It was the last day of school before the start of Christmas break. Everyone was excited. People were barely focusing in class because they knew that, starting the next day, they would be free from homework, stress, and basically everything that was negatively put on them because of school. But there was a group of people that was also excited for something else:The musical cast list. Everyone that auditioned was excited. Everyone wanted to know the role they got. I especially wanted to know. It was the first year that I had done the musical that I actually had a solid chance of getting a major role. That year, our school was doing the Disney musical “Beauty and the Beast”. This made me even more excited because “Beauty and the Beast” was one of my favorite Disney movies of all time (yes, I’m a guy, but there is no need to judge). I wanted the role of Cogsworth, mainly because he was one of the funnier characters in the show and I thought that he fit me well. All day my mind was racing. I had thought after though after thought. What if I don’t get it, what role would they give me? What if I do get it and I can’t memorize my lines? My mind was racing.

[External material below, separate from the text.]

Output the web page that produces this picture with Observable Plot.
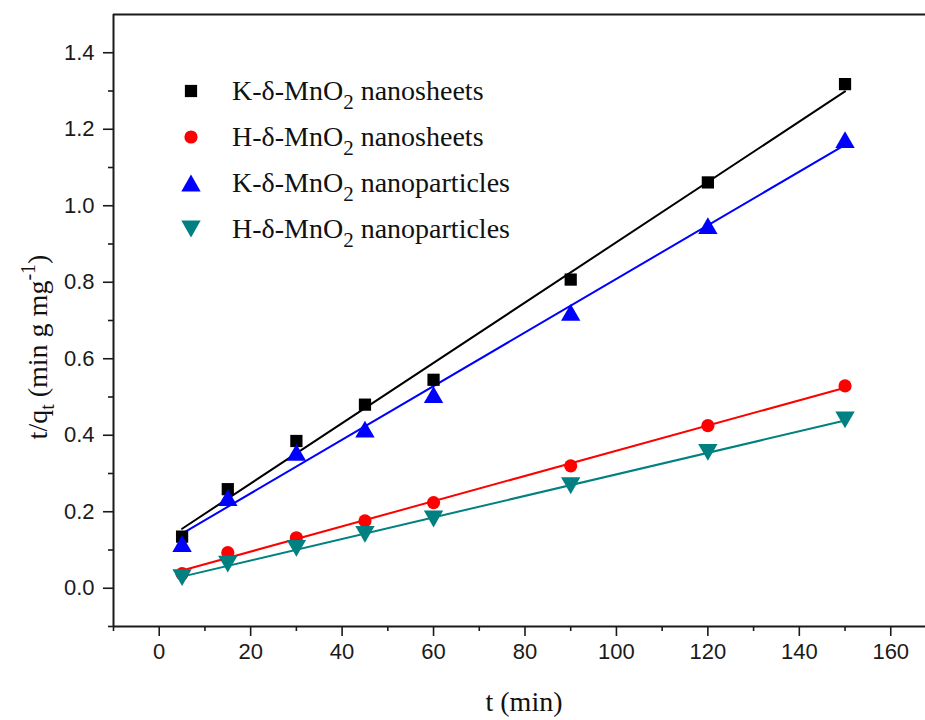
<!DOCTYPE html>
<html>
<head>
<meta charset="utf-8">
<script src="https://cdn.jsdelivr.net/npm/d3@7"></script>
<script src="https://cdn.jsdelivr.net/npm/@observablehq/plot@0.6"></script>
<style>
  html, body { margin: 0; padding: 0; background: #fff; }
  svg { display: block; }
</style>
</head>
<body>
<div id="chart"></div>
<script>
// Pseudo-second-order kinetics: t/q_t versus contact time
const time = [5, 15, 30, 45, 60, 90, 120, 150];
const kSheets    = [0.135, 0.259, 0.385, 0.480, 0.545, 0.807, 1.061, 1.318];
const hSheets    = [0.038, 0.093, 0.132, 0.176, 0.224, 0.320, 0.425, 0.529];
const kParticles = [0.117, 0.237, 0.355, 0.416, 0.506, 0.721, 0.948, 1.173];
const hParticles = [0.028, 0.063, 0.104, 0.141, 0.181, 0.268, 0.355, 0.440];

const seriesNames = [
  ["K-δ-MnO", "2", " nanosheets"],
  ["H-δ-MnO", "2", " nanosheets"],
  ["K-δ-MnO", "2", " nanoparticles"],
  ["H-δ-MnO", "2", " nanoparticles"]
];
const seriesColors = ["#000000", "#ff0000", "#0000ff", "#008080"];

const xTicks = [0, 20, 40, 60, 80, 100, 120, 140, 160];
const xMinorTicks = [-10, 10, 30, 50, 70, 90, 110, 130, 150];
const yTicks = [0.0, 0.2, 0.4, 0.6, 0.8, 1.0, 1.2, 1.4];
const yMinorTicks = [-0.1, 0.1, 0.3, 0.5, 0.7, 0.9, 1.1, 1.3];

// Marker shapes, each centred on its bounding box
const square = d3.symbolSquare;
const circle = d3.symbolCircle;
const triUp = {
  draw(ctx, size) {
    const s = Math.sqrt(size * 4 / Math.sqrt(3)); // side
    const h = s * Math.sqrt(3) / 2;
    ctx.moveTo(0, -h / 2);
    ctx.lineTo(s / 2, h / 2);
    ctx.lineTo(-s / 2, h / 2);
    ctx.closePath();
  }
};
const triDown = {
  draw(ctx, size) {
    const s = Math.sqrt(size * 4 / Math.sqrt(3));
    const h = s * Math.sqrt(3) / 2;
    ctx.moveTo(0, h / 2);
    ctx.lineTo(s / 2, -h / 2);
    ctx.lineTo(-s / 2, -h / 2);
    ctx.closePath();
  }
};

const seriesValues = [kSheets, hSheets, kParticles, hParticles];
const seriesSymbols = [square, circle, triUp, triDown];
const seriesRadius = [6.9, 6.6, 7.2, 7.2];

const series = seriesValues.map((vals, k) => ({
  color: seriesColors[k],
  symbol: seriesSymbols[k],
  r: seriesRadius[k],
  rows: time.map((t, i) => ({t, v: vals[i]}))
}));

const serif = "'Liberation Serif', 'Times New Roman', serif";
const sans = "'Liberation Sans', Arial, sans-serif";
const axisColor = "#1a1a1a";

const chart = Plot.plot({
  width: 925,
  height: 720,
  marginLeft: 113,
  marginRight: 0,
  marginTop: 14,
  marginBottom: 94,
  style: {fontFamily: sans, fontSize: "22px", background: "#fff", color: axisColor},
  x: {domain: [-10, 167.6], label: null},
  y: {domain: [-0.1, 1.5], label: null},
  marks: [
    Plot.axisX({ticks: xTicks, tickSize: 10, tickPadding: 7, fontSize: 22, strokeWidth: 1.6, label: null}),
    Plot.axisX({ticks: xMinorTicks, tickSize: 5, fill: "none", strokeWidth: 1.6, label: null}),
    Plot.axisY({ticks: yTicks, tickSize: 10, tickPadding: 9, fontSize: 22, strokeWidth: 1.6,
                tickFormat: d3.format(".1f"), label: null}),
    Plot.axisY({ticks: yMinorTicks, tickSize: 5, fill: "none", strokeWidth: 1.6, label: null}),
    Plot.ruleX([-10], {stroke: axisColor, strokeWidth: 2}),
    Plot.ruleY([-0.1], {stroke: axisColor, strokeWidth: 2}),
    Plot.ruleY([1.5], {stroke: axisColor, strokeWidth: 2}),
    ...series.map(s => Plot.linearRegressionY(s.rows, {x: "t", y: "v", stroke: s.color, strokeWidth: 2, ci: 0})),
    ...series.map(s => Plot.dot(s.rows, {x: "t", y: "v", symbol: s.symbol, r: s.r, fill: s.color, stroke: "none"}))
  ]
});

document.getElementById("chart").appendChild(chart);

// Axis titles with sub- and superscripts
const svg = d3.select(chart);

svg.append("text")
  .attr("x", 524).attr("y", 711)
  .attr("text-anchor", "middle")
  .attr("font-family", serif).attr("font-size", 28).attr("fill", "#111")
  .text("t (min)");

const yTitle = svg.append("text")
  .attr("transform", "translate(47,347) rotate(-90)")
  .attr("text-anchor", "middle")
  .attr("font-family", serif).attr("font-size", 28).attr("fill", "#111");
yTitle.append("tspan").text("t/q");
yTitle.append("tspan").attr("font-size", 20).attr("dy", 7).text("t");
yTitle.append("tspan").attr("dy", -7).text(" (min g mg");
yTitle.append("tspan").attr("font-size", 20).attr("dy", -12).text("-1");
yTitle.append("tspan").attr("dy", 12).text(")");

// Legend
const legend = svg.append("g").attr("transform", "translate(191,91)");
series.forEach((s, i) => {
  const row = legend.append("g").attr("transform", `translate(0,${i * 46})`);
  row.append("path")
    .attr("d", d3.symbol(s.symbol, Math.PI * s.r * s.r)())
    .attr("fill", s.color);
  const label = row.append("text")
    .attr("x", 41).attr("y", 9)
    .attr("text-anchor", "start")
    .attr("font-family", serif).attr("font-size", 28).attr("fill", "#111");
  const [pre, sub, post] = seriesNames[i];
  label.append("tspan").text(pre);
  label.append("tspan").attr("font-size", 21).attr("dy", 9).text(sub);
  label.append("tspan").attr("dy", -9).text(post);
});
</script>
</body>
</html>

That same day, the chorus and band was going to the elementary school to perform for the small children (a performance I, personally, dislike very much). This made me nervous, since I didn’t want anyone to text me and tell me what I got before I saw the list for myself. From the moment we arrived at the elementary school, I prayed that the performance would go by quickly so that we could return to the school and I could see the list. The entire time we sang and played our instruments, I was thinking. If I don’t see my name next to Cogsworth, what would my reaction be? What would my reaction be if I did see my name next to Cogsworth? I could barely focus on my music with all these thoughts going through my head. When we finished our performance, I put my things away as fast as I could so that I could get on the bus and leave. For some reason, I thought that if I moved quickly, everyone else would move faster as well. As soon as everyone got on the bus, conversation about the cast list had immediately begun. We had looked at the clock as we left and noticed that it read 2:10. We realized that the list must already be out there. This made us all even more eager to get to the school and see the list.

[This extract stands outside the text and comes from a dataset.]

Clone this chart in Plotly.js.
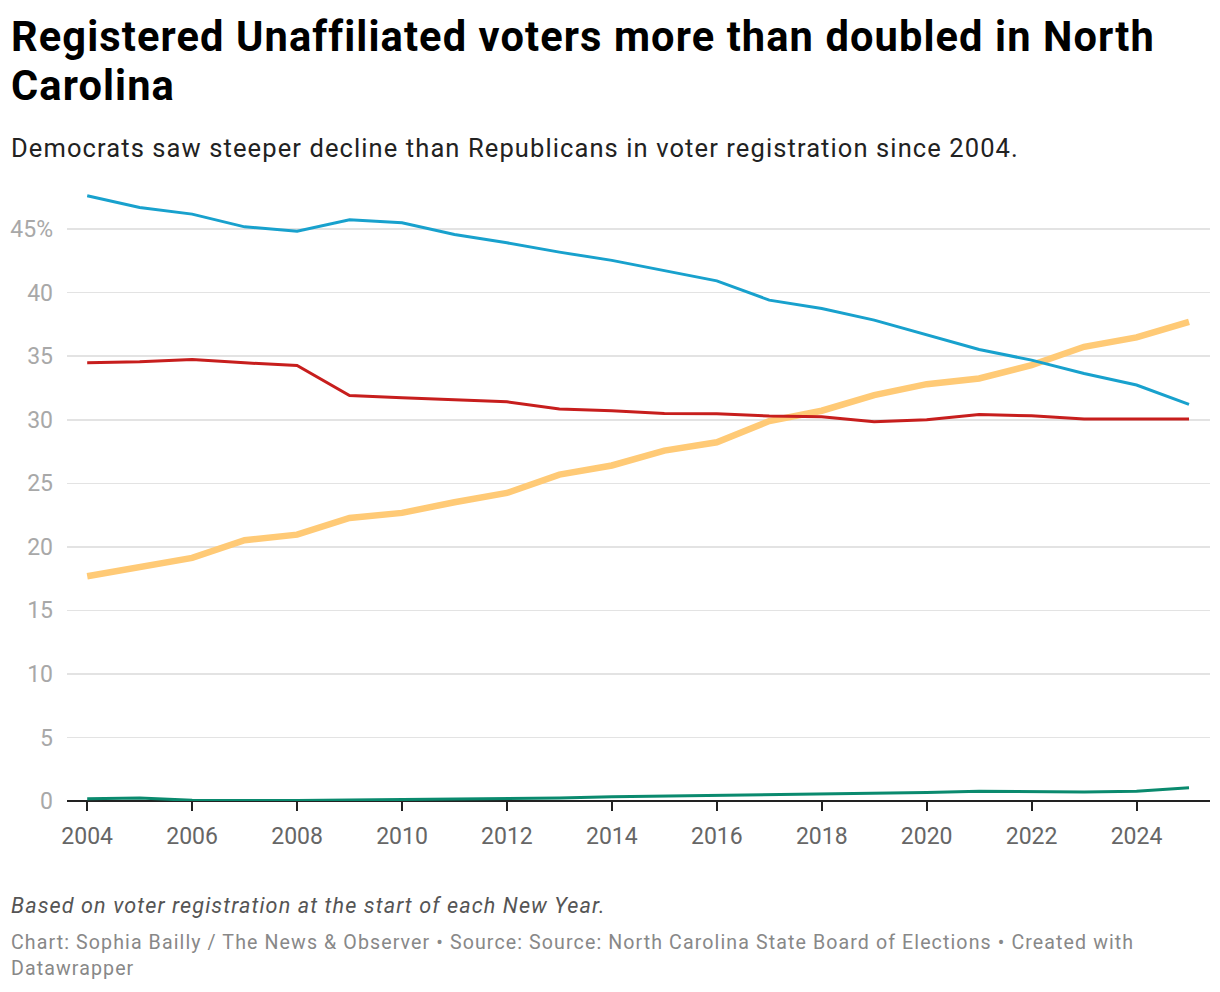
<!DOCTYPE html>
<html>
<head>
<meta charset="utf-8">
<script src="https://cdn.plot.ly/plotly-3.0.1.min.js"></script>
<style>
  html, body { margin: 0; padding: 0; background: #fff; }
  #chart { width: 1220px; height: 992px; }
  .annotation-text { letter-spacing: 1.1px; }
</style>
</head>
<body>
<div id="chart"></div>
<script>
const years = [2004,2005,2006,2007,2008,2009,2010,2011,2012,2013,2014,2015,2016,2017,2018,2019,2020,2021,2022,2023,2024,2025];
const democrats = [47.62,46.70,46.18,45.18,44.84,45.73,45.50,44.58,43.92,43.19,42.54,41.72,40.93,39.41,38.76,37.84,36.66,35.53,34.69,33.64,32.73,31.21];
const republicans = [34.48,34.56,34.75,34.48,34.27,31.91,31.73,31.57,31.41,30.84,30.71,30.50,30.47,30.29,30.24,29.84,30.00,30.42,30.31,30.05,30.05,30.05];
const unaffiliated = [17.68,18.47,19.13,20.52,20.96,22.27,22.67,23.51,24.24,25.68,26.40,27.57,28.23,29.90,30.71,31.94,32.80,33.25,34.30,35.74,36.48,37.71];
const others = [0.18,0.24,0.05,0.03,0.03,0.08,0.13,0.16,0.18,0.24,0.34,0.39,0.45,0.50,0.52,0.60,0.66,0.76,0.71,0.71,0.76,1.05];

const yTickVals = [0,5,10,15,20,25,30,35,40,45];
const yTickText = ["0","5","10","15","20","25","30","35","40","45%"];
const xTickVals = [2004,2006,2008,2010,2012,2014,2016,2018,2020,2022,2024];

const titleLine1 = "Registered Unaffiliated voters more than doubled in North";
const titleLine2 = "Carolina";
const subtitleText = "Democrats saw steeper decline than Republicans in voter registration since 2004.";
const noteText = "Based on voter registration at the start of each New Year.";
const creditLine1 = "Chart: Sophia Bailly / The News &amp; Observer • Source: Source: North Carolina State Board of Elections • Created with";
const creditLine2 = "Datawrapper";

const FONT = "Roboto, 'Noto Sans', sans-serif";

const traces = [
  {x: years, y: unaffiliated, name: "Unaffiliated", mode: "lines", line: {color: "#ffca76", width: 6.5}},
  {x: years, y: others, name: "Other", mode: "lines", line: {color: "#0a8a6e", width: 3}},
  {x: years, y: republicans, name: "Republicans", mode: "lines", line: {color: "#c71e1d", width: 3}},
  {x: years, y: democrats, name: "Democrats", mode: "lines", line: {color: "#18a1cd", width: 3}}
];

const L = 66.5, R = 10, T = 190.5, B = 191;
const W = 1220, H = 992;
const pw = W - L - R, ph = H - T - B;
const px = v => (v - L) / pw;
const py = v => (H - B - v) / ph;

function textNote(x, y, text, font) {
  return {xref: "paper", yref: "paper", x: px(x), y: py(y), xanchor: "left", yanchor: "middle",
          align: "left", showarrow: false, text: text, font: font, borderpad: 0};
}

const layout = {
  width: W, height: H,
  margin: {l: L, r: R, t: T, b: B, pad: 0},
  paper_bgcolor: "#ffffff",
  plot_bgcolor: "#ffffff",
  showlegend: false,
  hovermode: false,
  font: {family: FONT},
  xaxis: {
    range: [2003.615, 2025.40],
    tickvals: xTickVals,
    ticks: "outside",
    ticklen: 9,
    tickwidth: 2,
    tickcolor: "#222",
    showline: false,
    showgrid: false,
    zeroline: false,
    tickfont: {family: FONT, size: 23, color: "#666"},
    ticklabelstandoff: 5
  },
  yaxis: {
    range: [0, 48],
    tickvals: yTickVals,
    ticktext: yTickText,
    showgrid: true,
    gridcolor: "#e3e3e3",
    gridwidth: 1.5,
    zeroline: true,
    zerolinecolor: "#222",
    zerolinewidth: 2,
    ticks: "",
    showline: false,
    tickfont: {family: FONT, size: 23, color: "#a8a8a8"},
    ticklabelstandoff: 13
  },
  annotations: [
    textNote(9, 36, "<b>" + titleLine1 + "</b>", {family: FONT, size: 41.6, color: "#000"}),
    textNote(9, 85, "<b>" + titleLine2 + "</b>", {family: FONT, size: 41.6, color: "#000"}),
    textNote(9, 147, subtitleText, {family: FONT, size: 25.5, color: "#222"}),
    textNote(9, 906, "<i>" + noteText + "</i>", {family: FONT, size: 21.6, color: "#555"}),
    textNote(9, 943, creditLine1, {family: FONT, size: 19.6, color: "#888"}),
    textNote(9, 969, creditLine2, {family: FONT, size: 19.6, color: "#888"})
  ]
};

Plotly.newPlot("chart", traces, layout, {displayModeBar: false, staticPlot: true});
</script>
</body>
</html>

The bus pulled into the school and everyone on the bus got off as fast as they could. We all piled into the chorus room and surrounded Jay, who had sat down at the computer. He logged in and went to the North Collins website. He went to Mrs. Koudounas’ page and there it was:
We all began frantically searching the list, looking for our names, but I had found mine immediately. There my name was, right near the top, and the character name next to it shocked me. Instead of Cogsworth, the casters gave me the role of LeFou, Gaston’s dopey sidekick.
I was shocked. For all this time, I was so excited to have the chance to get Cogsworth, to act him out on stage. But it was not given to me. I looked for the name of whoever was casted as Cogsworth. It didn’t take me long to find it, but when I did, I was at a loss for words. My best friend had gotten the role that I wanted.

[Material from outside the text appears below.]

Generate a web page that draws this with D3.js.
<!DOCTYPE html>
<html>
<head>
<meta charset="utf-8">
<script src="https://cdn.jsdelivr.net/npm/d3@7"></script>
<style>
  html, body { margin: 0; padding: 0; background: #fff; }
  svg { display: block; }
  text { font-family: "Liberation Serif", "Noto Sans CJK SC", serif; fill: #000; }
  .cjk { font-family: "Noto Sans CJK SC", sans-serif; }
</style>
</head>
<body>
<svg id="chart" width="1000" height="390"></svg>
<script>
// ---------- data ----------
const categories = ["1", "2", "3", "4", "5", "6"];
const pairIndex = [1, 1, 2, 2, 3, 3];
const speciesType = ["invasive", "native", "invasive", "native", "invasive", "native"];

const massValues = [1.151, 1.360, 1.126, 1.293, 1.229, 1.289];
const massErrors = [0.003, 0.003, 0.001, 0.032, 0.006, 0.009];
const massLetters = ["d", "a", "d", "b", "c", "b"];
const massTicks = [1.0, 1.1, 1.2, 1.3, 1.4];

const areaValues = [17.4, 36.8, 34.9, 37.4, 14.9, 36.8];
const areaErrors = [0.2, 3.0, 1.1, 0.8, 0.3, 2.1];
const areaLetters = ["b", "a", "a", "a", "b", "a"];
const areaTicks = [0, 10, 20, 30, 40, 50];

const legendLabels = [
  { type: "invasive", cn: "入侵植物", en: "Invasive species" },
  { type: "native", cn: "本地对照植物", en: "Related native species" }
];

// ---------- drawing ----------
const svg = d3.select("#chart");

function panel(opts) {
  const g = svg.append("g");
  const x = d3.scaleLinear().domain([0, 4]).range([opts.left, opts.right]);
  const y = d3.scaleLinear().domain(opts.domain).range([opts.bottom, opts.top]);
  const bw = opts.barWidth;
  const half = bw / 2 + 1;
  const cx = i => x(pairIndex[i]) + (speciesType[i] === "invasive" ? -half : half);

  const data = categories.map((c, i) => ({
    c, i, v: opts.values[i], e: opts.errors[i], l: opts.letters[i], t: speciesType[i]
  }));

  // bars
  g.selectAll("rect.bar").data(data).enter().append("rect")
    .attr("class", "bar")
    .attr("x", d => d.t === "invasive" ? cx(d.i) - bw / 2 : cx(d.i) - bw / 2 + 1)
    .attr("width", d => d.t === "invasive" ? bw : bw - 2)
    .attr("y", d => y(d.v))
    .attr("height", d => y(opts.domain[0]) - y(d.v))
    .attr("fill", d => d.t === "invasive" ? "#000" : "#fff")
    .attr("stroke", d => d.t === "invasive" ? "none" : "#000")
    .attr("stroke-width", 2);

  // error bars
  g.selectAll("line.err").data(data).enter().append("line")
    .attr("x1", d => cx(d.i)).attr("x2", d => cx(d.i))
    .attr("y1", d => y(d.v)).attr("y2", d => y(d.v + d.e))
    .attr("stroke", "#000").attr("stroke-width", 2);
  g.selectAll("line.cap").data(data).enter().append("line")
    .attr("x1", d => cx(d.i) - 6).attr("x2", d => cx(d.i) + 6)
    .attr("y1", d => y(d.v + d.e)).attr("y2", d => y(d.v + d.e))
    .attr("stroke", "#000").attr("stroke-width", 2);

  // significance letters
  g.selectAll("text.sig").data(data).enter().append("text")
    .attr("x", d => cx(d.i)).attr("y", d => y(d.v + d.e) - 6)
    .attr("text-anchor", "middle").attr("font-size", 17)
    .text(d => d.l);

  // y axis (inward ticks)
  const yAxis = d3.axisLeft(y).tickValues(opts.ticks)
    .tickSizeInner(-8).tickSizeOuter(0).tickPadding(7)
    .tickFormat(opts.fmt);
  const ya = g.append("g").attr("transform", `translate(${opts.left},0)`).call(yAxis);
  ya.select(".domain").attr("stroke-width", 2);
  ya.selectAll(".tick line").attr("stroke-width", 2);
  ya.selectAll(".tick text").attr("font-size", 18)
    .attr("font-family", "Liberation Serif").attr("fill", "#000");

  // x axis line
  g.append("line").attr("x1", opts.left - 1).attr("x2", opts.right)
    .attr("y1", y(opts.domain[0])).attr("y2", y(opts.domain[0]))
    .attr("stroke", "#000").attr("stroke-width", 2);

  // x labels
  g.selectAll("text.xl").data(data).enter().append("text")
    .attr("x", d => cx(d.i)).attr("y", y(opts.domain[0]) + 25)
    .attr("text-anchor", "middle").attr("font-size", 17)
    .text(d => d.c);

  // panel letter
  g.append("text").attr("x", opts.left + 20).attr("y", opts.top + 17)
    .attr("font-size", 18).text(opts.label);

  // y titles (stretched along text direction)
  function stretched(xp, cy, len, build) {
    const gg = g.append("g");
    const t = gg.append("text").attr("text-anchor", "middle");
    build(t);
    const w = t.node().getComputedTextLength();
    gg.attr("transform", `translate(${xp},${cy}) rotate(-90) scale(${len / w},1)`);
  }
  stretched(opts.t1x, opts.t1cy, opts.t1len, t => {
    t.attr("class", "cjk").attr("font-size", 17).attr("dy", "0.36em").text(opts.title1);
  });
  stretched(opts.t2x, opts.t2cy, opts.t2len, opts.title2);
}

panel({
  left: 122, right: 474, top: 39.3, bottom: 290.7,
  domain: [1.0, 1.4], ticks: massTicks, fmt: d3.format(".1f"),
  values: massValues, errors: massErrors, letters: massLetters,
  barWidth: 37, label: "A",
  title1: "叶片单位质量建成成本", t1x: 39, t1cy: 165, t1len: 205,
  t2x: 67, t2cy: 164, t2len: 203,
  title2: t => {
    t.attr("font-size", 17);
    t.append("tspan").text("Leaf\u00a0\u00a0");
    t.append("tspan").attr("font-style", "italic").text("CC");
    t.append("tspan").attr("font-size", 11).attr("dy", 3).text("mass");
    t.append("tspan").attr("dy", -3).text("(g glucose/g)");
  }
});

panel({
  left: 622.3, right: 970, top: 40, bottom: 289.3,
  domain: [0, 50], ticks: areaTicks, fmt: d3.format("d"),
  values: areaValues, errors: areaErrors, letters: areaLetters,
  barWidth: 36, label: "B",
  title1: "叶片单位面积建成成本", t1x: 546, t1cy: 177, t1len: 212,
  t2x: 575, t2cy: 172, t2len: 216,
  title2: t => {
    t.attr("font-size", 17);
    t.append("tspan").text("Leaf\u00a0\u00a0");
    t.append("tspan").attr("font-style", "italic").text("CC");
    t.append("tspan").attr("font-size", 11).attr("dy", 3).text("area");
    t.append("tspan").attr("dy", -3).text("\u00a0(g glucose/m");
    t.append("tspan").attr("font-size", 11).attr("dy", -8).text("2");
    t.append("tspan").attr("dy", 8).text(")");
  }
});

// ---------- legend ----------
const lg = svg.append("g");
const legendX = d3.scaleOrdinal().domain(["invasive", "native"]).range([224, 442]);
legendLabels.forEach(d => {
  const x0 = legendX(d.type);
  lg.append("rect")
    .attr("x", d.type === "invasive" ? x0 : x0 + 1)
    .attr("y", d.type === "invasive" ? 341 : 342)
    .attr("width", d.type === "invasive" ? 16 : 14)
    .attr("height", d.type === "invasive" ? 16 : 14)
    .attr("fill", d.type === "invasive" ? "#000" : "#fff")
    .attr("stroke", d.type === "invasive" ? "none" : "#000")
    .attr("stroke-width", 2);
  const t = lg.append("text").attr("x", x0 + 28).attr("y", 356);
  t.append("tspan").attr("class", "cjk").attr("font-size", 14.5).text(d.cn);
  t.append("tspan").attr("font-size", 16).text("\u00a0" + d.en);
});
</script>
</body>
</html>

I was extremely surprised. In my head at the time, I thought that Joel had snuck in and stolen the role that I dreamed of having right from under my nose. I was angry. I wanted to find Joel. I wanted to look him and the eye and ask why he stole my role from me. I never got my chance. After that, the bell rang, I went to my locker, got on the bus, and went home, sad and disappointed.
Things changed when we got back to school and started rehearsals. I began to realize that this role was more fun than I had originally anticipated. I started to become the character that I was casted as. But perhaps the most surprising thing was that I forgave Joel. I forgave him for coming in from the shadows and stealing my dream role.
I am no longer as forgiving, however. I am not as easily pushed aside now. Which was why losing yet another role to him was an even worse feeling than before. While I am feeling better now, I still feel that I could act the role better. But that doesn’t matter. In the end, I still ended up having a rather large role. That show actually ended up being my favorite show of all the ones I have performed in. And I realized that it doesn’t matter what role you get, or what songs you are in. In the end, all that matters is if you are having fun doing it. If you aren’t, well, why are you even doing it in the first place?